Comprehensive Analysis
An analysis of Meiwu Technology's past performance over the fiscal years 2020 through 2024 reveals a company in severe distress and operational decline. The company's historical record shows no evidence of scalability, profitability, or resilience. Instead, it paints a picture of a failing business model that has consistently destroyed shareholder value, standing in stark contrast to the durable and growing operations of competitors like JD.com, PDD Holdings, and Vipshop.
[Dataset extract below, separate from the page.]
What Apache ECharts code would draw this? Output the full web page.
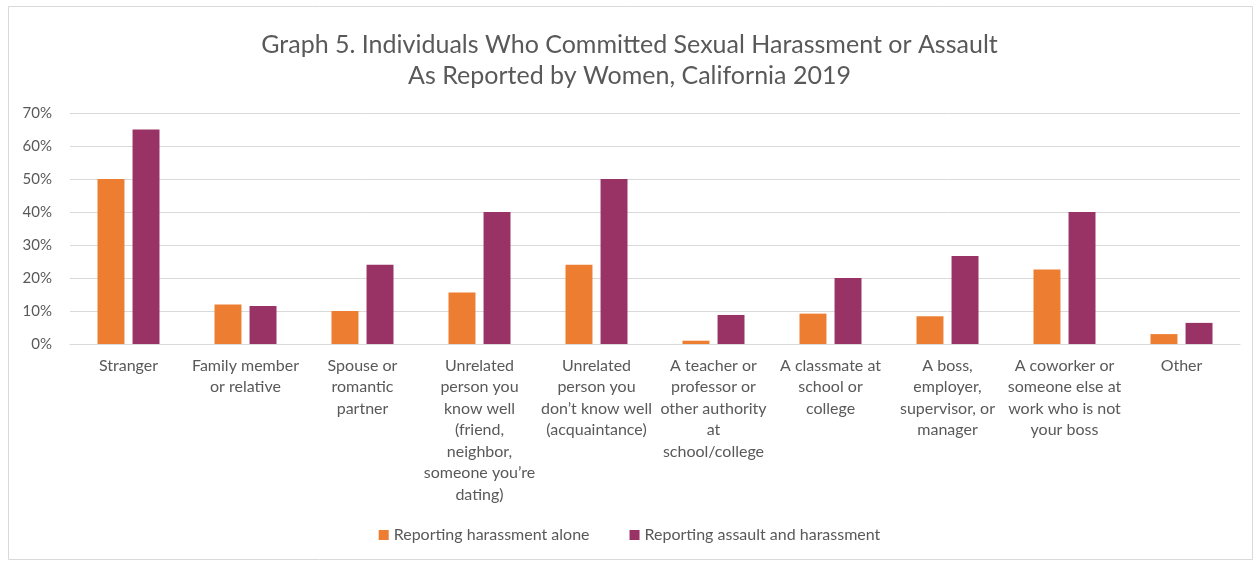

The most alarming trend is the catastrophic decline in revenue. After a spike to $22.13 million in FY2020, sales entered a freefall, dropping to $12.26 million in FY2021 and eventually cratering to a negligible $0.16 million in FY2024, representing a 98.6% year-over-year collapse. This is not the record of a company building a loyal customer base in a specialty niche; it is a clear sign of business failure. Profitability has been nonexistent from an operational standpoint. Operating margins have been deeply negative throughout the period, reaching an astronomical -1291.62% in FY2024. While the company reported a positive net income of $5.11 million in FY2024, this was due to a one-time $8.22 million gain on the sale of assets, masking a core business that continues to lose money.
From a cash flow perspective, the company's performance is equally dire. After a single year of positive free cash flow in 2020 ($4.82 million), Meiwu has consistently burned cash, with the burn accelerating to -$14.06 million in FY2024. This inability to generate cash internally has forced management to turn to capital markets for survival. The company has funded its losses by repeatedly issuing new shares, leading to devastating shareholder dilution. The number of shares outstanding has exploded, with the share count increasing by 104.48% in FY2023 and an astonishing 334.8% in FY2024. This continuous dilution, combined with the collapsing business fundamentals, has resulted in a near-total wipeout for long-term shareholders.
In summary, Meiwu Technology's historical performance provides no basis for investor confidence. The multi-year track record is defined by shrinking sales, massive operating losses, accelerating cash burn, and value destruction through shareholder dilution. Unlike established competitors that have achieved scale and profitability, or even unprofitable peers like Dada that are showing strong growth and improving margins, Meiwu's past performance indicates a business that is fundamentally unsustainable.